Wait a minute... are you talking about the illogic in the article you cited in the OP?
 
It was not a really good response (definitely not a rebuttal). It failed to address important points.
What were the "important points" that it failed to address? You assert that there are some, so presumably you know what they are.
 
Fallacy spotting does not, in and of itself, render an argument invalid.
It DOES, however, put the burden on the proponent to either:
A. Rephrase the argument to avoid the fallacy
B. Explain why there is no fallacy (i.e. show the work more clearly, not merely repeat the argument)
C. Concede the argument if the argument cannot exist without the fallacy.
 
I have little interest in continuing to point out that such illogic doesn't interest me.
"You're a rotten, mean father. You never give me anything I want. And I won't go to school until I have it."

or...

"I want a party with roomfuls of laughter,
Ten thousand tons of ice cream,
And if I don't get the things I am after,
I'm going to scream!"
 
Actually, delphi, it's more like trying to figure out what my 14 month old daughter wants:

Daughter: WAAAAAAHHHH!!!!! pointing in general direction of one wall of room

Me: What? Your sippy-cup? gets cup, gives to daughter

Daughter: turns head away from cup, holds up handsWAHHHH!!!!!! points vaguely in the same direction

Me: Your noisy, annoying, light-flashin toy? picks up NALFT, gives to daughter

Daughter: grabs NALFT, throws NALFT away WAHHHHHHHH!!!!!!!! points vaguely in the same direction

Me: The teddy bear? Is that what you want?

...repeat endlessly until she exhausts herself and falls asleep, or the cat walks by and she loses interest...
 
No, no recipes...yet.

Her cooking tends to be of the "whatever I find on the floor" variety.

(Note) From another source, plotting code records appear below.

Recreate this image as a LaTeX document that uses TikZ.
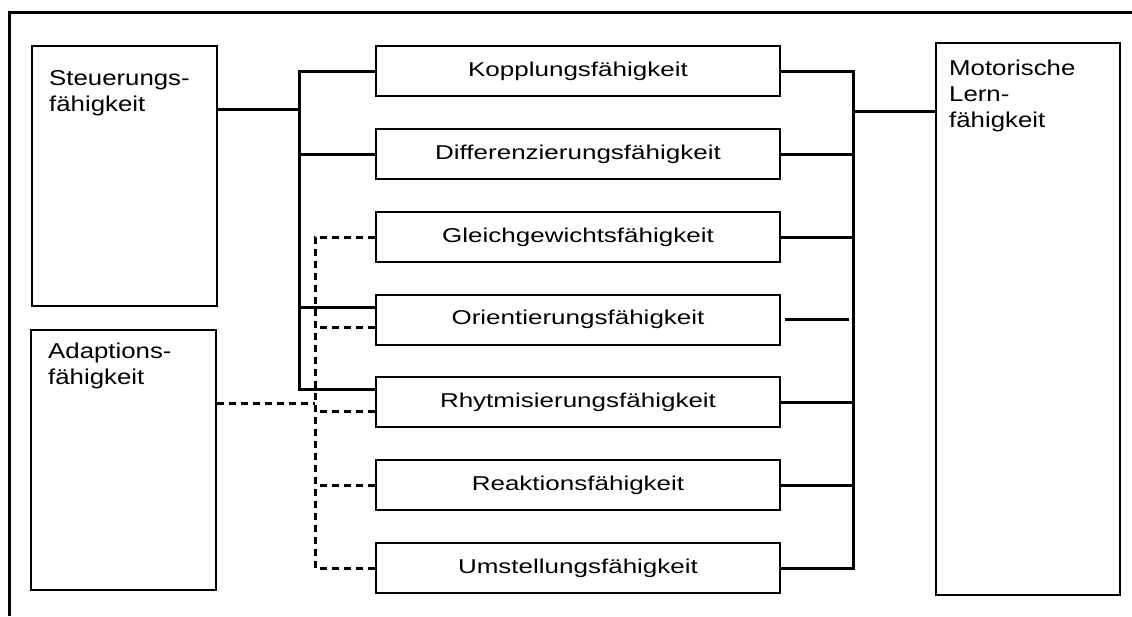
\documentclass[tikz,border=0pt]{standalone}
\usepackage{fontspec}
\setmainfont{Liberation Sans}
\newfontfamily\midfont[FakeStretch=1.3]{Liberation Sans}
\newfontfamily\sidefont[FakeStretch=1.2]{Liberation Sans}
\begin{document}
\begin{tikzpicture}[x=1pt,y=-1pt,
  midbox/.style={draw,line width=2pt,minimum width=404pt,minimum height=50pt,inner sep=0pt,
    font=\midfont\fontsize{20}{26}\selectfont},
  sidebox/.style={draw,line width=2pt,minimum width=185pt,inner sep=0pt},
  sidelabel/.style={anchor=base west,align=left,inner sep=0pt,
    font=\sidefont\fontsize{21.5}{26}\selectfont},
  conn/.style={line width=3pt},
  dconn/.style={line width=3pt,dash pattern=on 7pt off 5pt},
  frameline/.style={line width=3pt}]
\useasboundingbox (0,0) rectangle (1132,616);
% frame
\draw[frameline] (9,616) -- (9,12) -- (1132,12);
% side boxes
\node[sidebox,minimum height=260pt] (steu) at (124.5,176) {};
\node[sidebox,minimum height=260pt] (adap) at (123.5,460) {};
\node[draw,line width=2pt,minimum width=184pt,minimum height=552pt,inner sep=0pt] (mot) at (1028,319) {};
\node[sidelabel] (steut) at (49,111) {Steuerungs-\\fähigkeit};
\node[sidelabel] (adapt) at (48,384) {Adaptions-\\fähigkeit};
\node[sidelabel] (mott) at (949,127) {Motorische\\Lern-\\fähigkeit};
% middle boxes
\node[midbox] (kop) at (578,71) {Kopplungsfähigkeit};
\node[midbox] (dif) at (578,154) {Differenzierungsfähigkeit};
\node[midbox] (gle) at (578,237) {Gleichgewichtsfähigkeit};
\node[midbox] (ori) at (578,319.5) {Orientierungsfähigkeit};
\node[midbox] (rhy) at (578,402) {Rhytmisierungsfähigkeit};
\node[midbox] (rea) at (578,485) {Reaktionsfähigkeit};
\node[midbox] (ums) at (578,568) {Umstellungsfähigkeit};
% helper coordinates
\coordinate (lx) at (299,0);
\coordinate (dx) at (315,0);
\coordinate (rx) at (853,0);
\coordinate (ls) at (299,109);
\coordinate (ad) at (315,403);
\coordinate (mA) at (853,111);
\coordinate (oriA) at ([yshift=12.5pt]ori.west);
\coordinate (oriB) at ([yshift=-7.5pt]ori.west);
\coordinate (rhyA) at ([yshift=13pt]rhy.west);
\coordinate (rhyB) at ([yshift=-9pt]rhy.west);
% left solid
\draw[conn] (steu.east |- ls) -- (ls);
\draw[conn] (kop.west) -| (lx |- rhyA) -- (rhyA);
\draw[conn] (dif.west) -- (dif.west -| lx);
\draw[conn] (oriA) -- (oriA -| lx);
% left dashed
\draw[dconn] (gle.west) -| (dx |- ums.west) -- (ums.west);
\draw[dconn] (oriB) -- (oriB -| dx);
\draw[dconn] (rhyB) -- (rhyB -| dx);
\draw[dconn] (rea.west) -- (rea.west -| dx);
\draw[dconn] (adap.east |- ad) -- (ad);
% right solid
\draw[conn] (kop.east) -| (rx |- ums.east) -- (ums.east);
\draw[conn] (dif.east) -- (dif.east -| rx);
\draw[conn] (gle.east) -- (gle.east -| rx);
\draw[conn] (rhy.east) -- (rhy.east -| rx);
\draw[conn] (rea.east) -- (rea.east -| rx);
\draw[conn] ([xshift=4pt]ori.east) -- ([xshift=-4pt]ori.east -| rx);
\draw[conn] (mA) -- (mot.west |- mA);
\end{tikzpicture}
\end{document}
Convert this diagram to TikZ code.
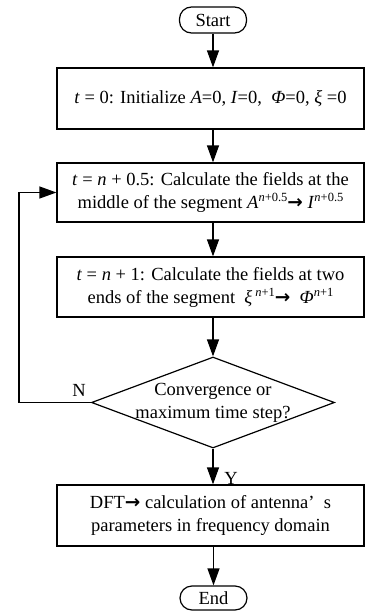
\documentclass[tikz,border=0pt]{standalone}
\usepackage{fontspec}
\setmainfont{Liberation Serif}
\newfontfamily\arrowfont{DejaVu Sans}
\usetikzlibrary{arrows.meta,shapes.geometric}
\newcommand\upidx[1]{\raisebox{7pt}{\fontsize{12.5}{13}\selectfont #1}}
\newcommand\rarr{{\arrowfont\bfseries →}}
\tikzset{
  flow/.style={line width=1.2pt,-{Triangle[length=17pt,width=12pt]}},
  procbox/.style={draw,line width=1.2pt,minimum width=307pt,align=center,inner sep=0pt},
  term/.style={draw,line width=1.2pt,rounded corners=12pt,minimum width=67pt,inner sep=0pt},
  lbl/.style={inner sep=0pt}
}
\begin{document}
\begin{tikzpicture}[x=1pt,y=-1pt]
\useasboundingbox (0,0) rectangle (365,611);
\fontsize{18.5}{23}\selectfont
\node[term,minimum height=26pt] (start) at (213,20) {Start};
\node[procbox,minimum height=61pt] (b1) at (210.5,98.5) {\textit{t} = 0: Initialize \textit{A}=0, \textit{I}=0,\ \ \textit{Φ}=0, \textit{ξ} =0};
\node[procbox,minimum height=59pt] (b2) at (210.5,192.5) {\textit{t} = \textit{n} + 0.5: Calculate the fields at the\\middle of the segment \textit{A}\upidx{\textit{n}+0.5}\rarr\ \textit{I}\upidx{\textit{n}+0.5}};
\node[procbox,minimum height=60pt] (b3) at (210.5,287) {\textit{t} = \textit{n} + 1: Calculate the fields at two\\ends of the segment\ \ \textit{ξ}\,\upidx{\textit{n}+1}\rarr\ \ \textit{Φ}\upidx{\textit{n}+1}};
\node[draw,diamond,line width=1.2pt,minimum width=243pt,minimum height=91pt,inner sep=0pt] (dec) at (213,402.5) {};
\node[lbl,align=center] (dectext) at (dec.center) {Convergence or\\maximum time step?};
\node[procbox,minimum height=61pt] (b4) at (210.5,515.5) {DFT\rarr\ calculation of antenna’\ \ s\\parameters in frequency domain};
\node[term,minimum height=24pt] (end) at (213.5,598) {End};
\coordinate (c1) at (19,402.5);
\coordinate (c2) at (19,192.5);
\draw[flow] (start.south) -- (start.south |- b1.north);
\draw[flow] (start.south |- b1.south) -- (start.south |- b2.north);
\draw[flow] (start.south |- b2.south) -- (start.south |- b3.north);
\draw[flow] (start.south |- b3.south) -- (dec.north);
\draw[flow] (dec.south) -- (dec.south |- b4.north);
\draw[flow] (end.north |- b4.south) -- (end.north);
\draw[flow] (dec.west) -- (c1) -- (c2) -- (b2.west);
\node[lbl] (nlab) at (79,390) {N};
\node[lbl] (ylab) at (231,478) {Y};
\end{tikzpicture}
\end{document}
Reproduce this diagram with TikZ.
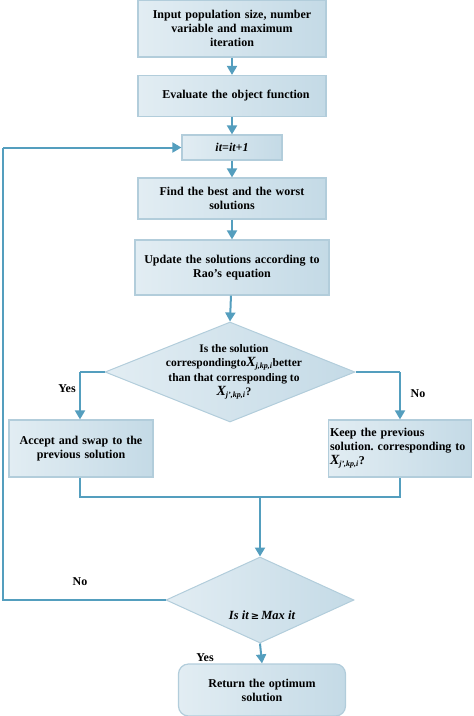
\documentclass[tikz,border=0pt]{standalone}
\usepackage{fontspec}
\setmainfont{Liberation Serif}
\usetikzlibrary{shapes.geometric,arrows.meta,positioning}
\frenchspacing
\definecolor{lineblue}{RGB}{84,158,190}
\definecolor{boxl}{RGB}{226,237,243}
\definecolor{boxr}{RGB}{196,218,230}
\definecolor{boxedge}{RGB}{178,205,219}
\tikzset{
  procbox/.style={draw=boxedge, line width=1.2pt, left color=boxl, right color=boxr, font=\bfseries\fontsize{12}{14}\selectfont, align=center, inner sep=2pt},
  decbox/.style={diamond, draw=boxedge, line width=1pt, left color=boxl, right color=boxr, inner sep=0pt, aspect=2.5},
  conn/.style={draw=lineblue, line width=2pt},
  arr/.style={conn, -{Triangle[length=9pt,width=10pt]}},
  lbl/.style={font=\bfseries\fontsize{12}{14}\selectfont}
}
\newcommand{\XX}[1]{{\bfseries\itshape\fontsize{14}{14}\selectfont X}\textsubscript{\bfseries\itshape #1}}
\begin{document}
\begin{tikzpicture}[x=1pt,y=-1pt]
\useasboundingbox (0,0) rectangle (474,716);
\node[procbox, minimum width=188pt, minimum height=57pt, text width=184pt] (b1) at (232,28.5) {Input population size, number\\variable and maximum\\iteration};
\node[procbox, minimum width=188pt, minimum height=41pt, text width=184pt] (b2) at (232,96) {\hspace*{8pt}Evaluate the object function};
\node[procbox, minimum width=100pt, minimum height=25pt, font=\bfseries\itshape\fontsize{12}{14}\selectfont] (b3) at (232,147.5) {it=it+1};
\node[procbox, minimum width=188pt, minimum height=41pt, text width=184pt] (b4) at (232,198.5) {Find the best and the worst\\solutions};
\node[procbox, minimum width=188pt, minimum height=55pt, text width=190pt] (b5) at (232,267.5) {Update the solutions according to\\Rao's equation};
\node[decbox, minimum width=250pt, minimum height=100pt] (d1) at (230,372) {};
\node[font=\bfseries\fontsize{11.5}{14.5}\selectfont, align=center] (d1t) at (234,372) {Is the solution\\correspondingto\XX{j,kp,i}better\\than that corresponding to\\\XX{j',kp,i}?};
\node[procbox, minimum width=143pt, minimum height=57pt, text width=140pt] (bl) at (81,448.5) {Accept and swap to the\\previous solution};
\node[procbox, minimum width=143pt, minimum height=57pt, text width=140pt, inner sep=1pt, align=left] (br) at (400,448.5) {Keep the previous\\solution. corresponding to\\\XX{j',kp,i}?};
\node[decbox, minimum width=188pt, minimum height=86pt] (d2) at (260,600) {};
\node[font=\bfseries\itshape\fontsize{12.5}{14}\selectfont] (d2t) at (262,615) {Is it\,\textup{\fontspec{DejaVu Serif}\fontsize{10}{10}\selectfont ≥}\,Max it};
\node[procbox, rounded corners=10pt, minimum width=167pt, minimum height=52pt, text width=160pt] (b6) at (262,690) {Return the optimum\\solution};
\coordinate (merge) at (260,497);
\coordinate (ml) at (80,497);
\coordinate (mr) at (400,497);
\coordinate (dl) at (80,372);
\coordinate (dr) at (400,372);
\coordinate (lp1) at (3,600);
\coordinate (lp2) at (3,147.5);
\draw[arr] (b1) -- (b2);
\draw[arr] (b2) -- (b3);
\draw[arr] (b3) -- (b4);
\draw[arr] (b4) -- (b5);
\draw[arr] (b5) -- (d1.north);
\draw[conn] (d1.west) -- (dl);
\draw[arr] (dl) -- (bl.north -| dl);
\draw[conn] (d1.east) -- (dr);
\draw[arr] (dr) -- (br.north -| dr);
\draw[conn] (bl.south -| ml) -- (ml) -- (mr) -- (br.south -| mr);
\draw[arr] (merge) -- (d2.north);
\draw[conn] (d2.west) -- (lp1) -- (lp2);
\draw[arr] (lp2) -- (b3.west);
\draw[arr] (d2.south) -- (b6.north);
\node[lbl] (yes1) at (67,389) {Yes};
\node[lbl] (no1) at (418,394) {No};
\node[lbl] (no2) at (80,582) {No};
\node[lbl] (yes2) at (205,658) {Yes};
\end{tikzpicture}
\end{document}
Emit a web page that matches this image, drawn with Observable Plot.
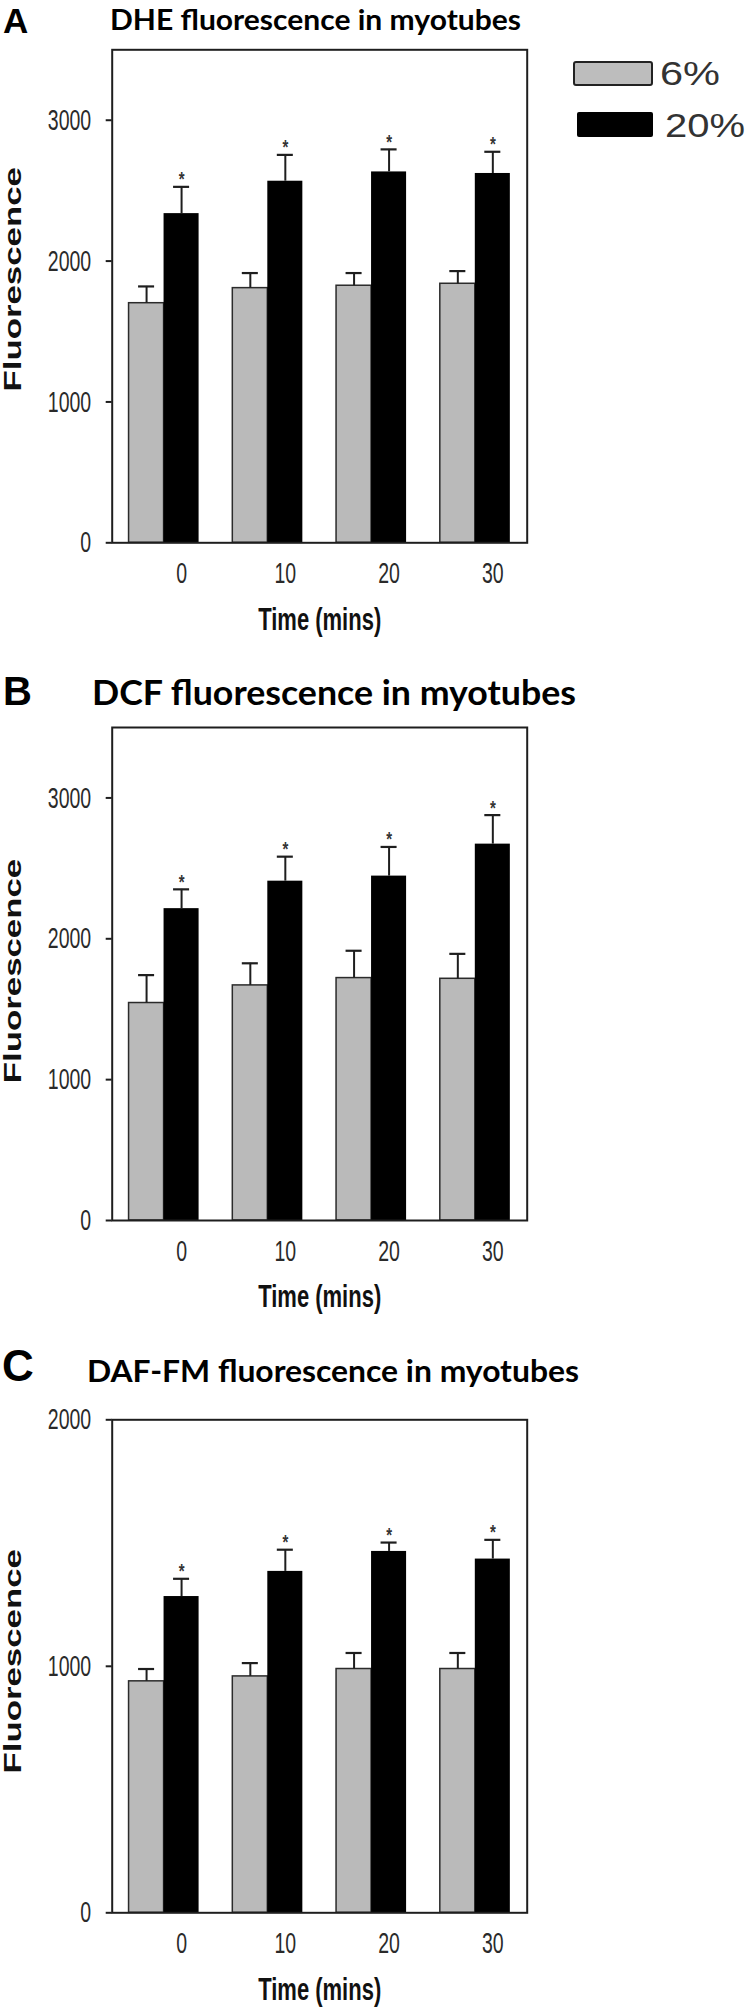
<!DOCTYPE html>
<html>
<head>
<meta charset="utf-8">
<script src="https://cdn.jsdelivr.net/npm/d3@7"></script>
<script src="https://cdn.jsdelivr.net/npm/@observablehq/plot@0.6"></script>
<style>
  html, body { margin: 0; padding: 0; background: #fff; }
  #root { position: relative; width: 750px; height: 2015px; overflow: hidden; background: #fff; }
  #root > svg.panel { position: absolute; left: 0; }
  #overlay { position: absolute; left: 0; top: 0; pointer-events: none; }
</style>
</head>
<body>
<div id="root"></div>
<script>
// ---------------- data ----------------
const times = ["0", "10", "20", "30"];
const groups = ["6%", "20%"];
const yTicksAB = [0, 1000, 2000, 3000];
const yTicksC = [0, 1000, 2000];

const dhe6 = [1701, 1808, 1825, 1839];
const dhe6Err = [119, 107, 90, 90];
const dhe20 = [2337, 2567, 2633, 2622];
const dhe20Err = [190, 187, 160, 154];

const dcf6 = [1544, 1669, 1721, 1716];
const dcf6Err = [198, 157, 194, 177];
const dcf20 = [2214, 2409, 2445, 2672];
const dcf20Err = [137, 174, 207, 206];

const daf6 = [939, 959, 989, 989];
const daf6Err = [50, 54, 65, 65];
const daf20 = [1283, 1385, 1466, 1435];
const daf20Err = [72, 88, 36, 78];

const panelLetters = ["A", "B", "C"];
const panelTitles = ["DHE fluorescence in myotubes", "DCF fluorescence in myotubes", "DAF-FM fluorescence in myotubes"];
const xLabel = "Time (mins)";
const yLabel = "Fluorescence";

// ---------------- helpers ----------------
const NUM_FONT = "'Liberation Sans', Arial, sans-serif";
const HALF = 35;

function rows(m, e, g) {
  return times.map((t, i) => ({time: t, group: g, mean: m[i], err: e[i], top: m[i] + e[i]}));
}

// horizontally condense / stretch a text around its own anchor point
function squeezeText(t, sx, sy) {
  const tr = t.getAttribute("transform") || "";
  t.setAttribute("transform", tr + ` scale(${sx},${sy})`);
}

function squeezeAll(svg) {
  svg.querySelectorAll("text").forEach((t) => {
    const s = t.textContent.trim();
    if (/^\d+$/.test(s)) squeezeText(t, 0.65, 1);
    else if (s === xLabel) squeezeText(t, 0.71, 1);
    else if (s === yLabel) squeezeText(t, 1.45, 1);
    else if (s === "*") squeezeText(t, 0.75, 1);
  });
}

function panel(cfg) {
  const low = rows(cfg.m6, cfg.e6, "6%");
  const high = rows(cfg.m20, cfg.e20, "20%");
  const ink = "#1e1e1e";
  const svg = Plot.plot({
    width: 540,
    height: cfg.height,
    marginLeft: 111.7,
    marginRight: 13.3,
    marginTop: cfg.marginTop,
    marginBottom: cfg.height - cfg.marginTop - 493,
    style: {fontFamily: NUM_FONT, color: "#2a2a2a", background: "transparent", overflow: "visible"},
    x: {domain: times, paddingInner: 0.325, paddingOuter: 0.1625, round: false},
    y: {domain: [0, cfg.ymax]},
    marks: [
      Plot.barY(low, {x: "time", y: "mean", fill: "#bababa", stroke: "#2b2b2b", strokeWidth: 1.5, insetRight: HALF}),
      Plot.barY(high, {x: "time", y: "mean", fill: "#000", insetLeft: HALF}),
      Plot.ruleX(low, {x: "time", y1: "mean", y2: "top", dx: -HALF / 2, stroke: ink, strokeWidth: 2}),
      Plot.ruleX(high, {x: "time", y1: "mean", y2: "top", dx: HALF / 2, stroke: ink, strokeWidth: 2}),
      Plot.tickY(low, {x: "time", y: "top", insetLeft: 9.5, insetRight: 44.5, stroke: ink, strokeWidth: 2.2}),
      Plot.tickY(high, {x: "time", y: "top", insetLeft: 44.5, insetRight: 9.5, stroke: ink, strokeWidth: 2.2}),
      Plot.text(high, {x: "time", y: "top", text: () => "*", dx: HALF / 2, dy: -7, fontSize: 20, fill: "#333", fontWeight: "bold"}),
      Plot.frame({stroke: ink, strokeWidth: 2}),
      Plot.axisY({ticks: cfg.ticks, tickFormat: (d) => String(d), tickSize: 6, tickPadding: 15, fontSize: 30, label: null, stroke: ink, strokeWidth: 2}),
      Plot.axisX({tickSize: 0, tickPadding: 19, dx: HALF / 2, fontSize: 30, label: null}),
      Plot.text([xLabel], {frameAnchor: "bottom", dy: 77, lineAnchor: "middle", textAnchor: "middle", fontSize: 31, fontWeight: "bold", fill: "#111"}),
      Plot.text([yLabel], {frameAnchor: "left", dx: -99, dy: cfg.labelDy, rotate: -90, textAnchor: "middle", lineAnchor: "middle", fontSize: 24, fontWeight: "bold", fill: "#111"})
    ]
  });
  squeezeAll(svg);
  svg.classList.add("panel");
  svg.style.top = cfg.top + "px";
  return svg;
}

const root = document.getElementById("root");

const configs = [
  {top: 0, height: 650, marginTop: 49.3, ymax: 3500, ticks: yTicksAB, labelDy: -17, m6: dhe6, e6: dhe6Err, m20: dhe20, e20: dhe20Err},
  {top: 660, height: 680, marginTop: 67, ymax: 3500, ticks: yTicksAB, labelDy: -3, m6: dcf6, e6: dcf6Err, m20: dcf20, e20: dcf20Err},
  {top: 1340, height: 675, marginTop: 79.3, ymax: 2000, ticks: yTicksC, labelDy: -5, m6: daf6, e6: daf6Err, m20: daf20, e20: daf20Err}
];
configs.forEach((c) => root.appendChild(panel(c)));

// ---------------- titles, letters, legend (overlay) ----------------
const NS = "http://www.w3.org/2000/svg";
const ov = document.createElementNS(NS, "svg");
ov.setAttribute("id", "overlay");
ov.setAttribute("width", 750);
ov.setAttribute("height", 2015);
root.appendChild(ov);

function addText(str, x, y, size, weight, family, fill, len) {
  const t = document.createElementNS(NS, "text");
  t.setAttribute("x", x);
  t.setAttribute("y", y);
  t.setAttribute("font-size", size);
  t.setAttribute("font-weight", weight);
  t.setAttribute("font-family", family);
  t.setAttribute("fill", fill);
  if (len) { t.setAttribute("textLength", len); t.setAttribute("lengthAdjust", "spacingAndGlyphs"); }
  t.textContent = str;
  ov.appendChild(t);
  return t;
}
function addRect(x, y, w, h, fill, stroke) {
  const r = document.createElementNS(NS, "rect");
  r.setAttribute("x", x); r.setAttribute("y", y);
  r.setAttribute("width", w); r.setAttribute("height", h);
  r.setAttribute("fill", fill);
  r.setAttribute("rx", 2);
  if (stroke) { r.setAttribute("stroke", stroke); r.setAttribute("stroke-width", 2); }
  ov.appendChild(r);
}

const LETTER_FONT = "'Liberation Sans', Arial, sans-serif";
const TITLE_FONT = "Lato, 'Open Sans', sans-serif";
addText(panelLetters[0], 3, 33, 35, "bold", LETTER_FONT, "#000");
addText(panelLetters[1], 3, 705, 40, "bold", LETTER_FONT, "#000");
addText(panelLetters[2], 2, 1381, 44, "bold", LETTER_FONT, "#000");
addText(panelTitles[0], 110, 30, 28, "bold", TITLE_FONT, "#000", 411);
addText(panelTitles[1], 92, 705, 35, "bold", TITLE_FONT, "#000", 484);
addText(panelTitles[2], 87, 1382, 30, "bold", TITLE_FONT, "#000", 492);

// legend
addRect(574, 62, 78, 23, "#bdbdbd", "#222");
addRect(577, 112, 76, 25, "#000", null);
addText(groups[0], 660, 85, 33, "normal", NUM_FONT, "#333", 60);
addText(groups[1], 665, 137, 33, "normal", NUM_FONT, "#333", 80);
</script>
</body>
</html>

Before I became a dad I never pictured myself asking someone "are you going to eat that or just smoosh it into the carpet?"

Steven
 
Before I became a dad I never pictured myself asking someone "are you going to eat that or just smoosh it into the carpet?"
Wow. You apparently wasted your youth doing all the wrong drugs.
 
It seems like the article rebuts Mooney's poins fairly well, since there isn't any evidence to the contrary presented here.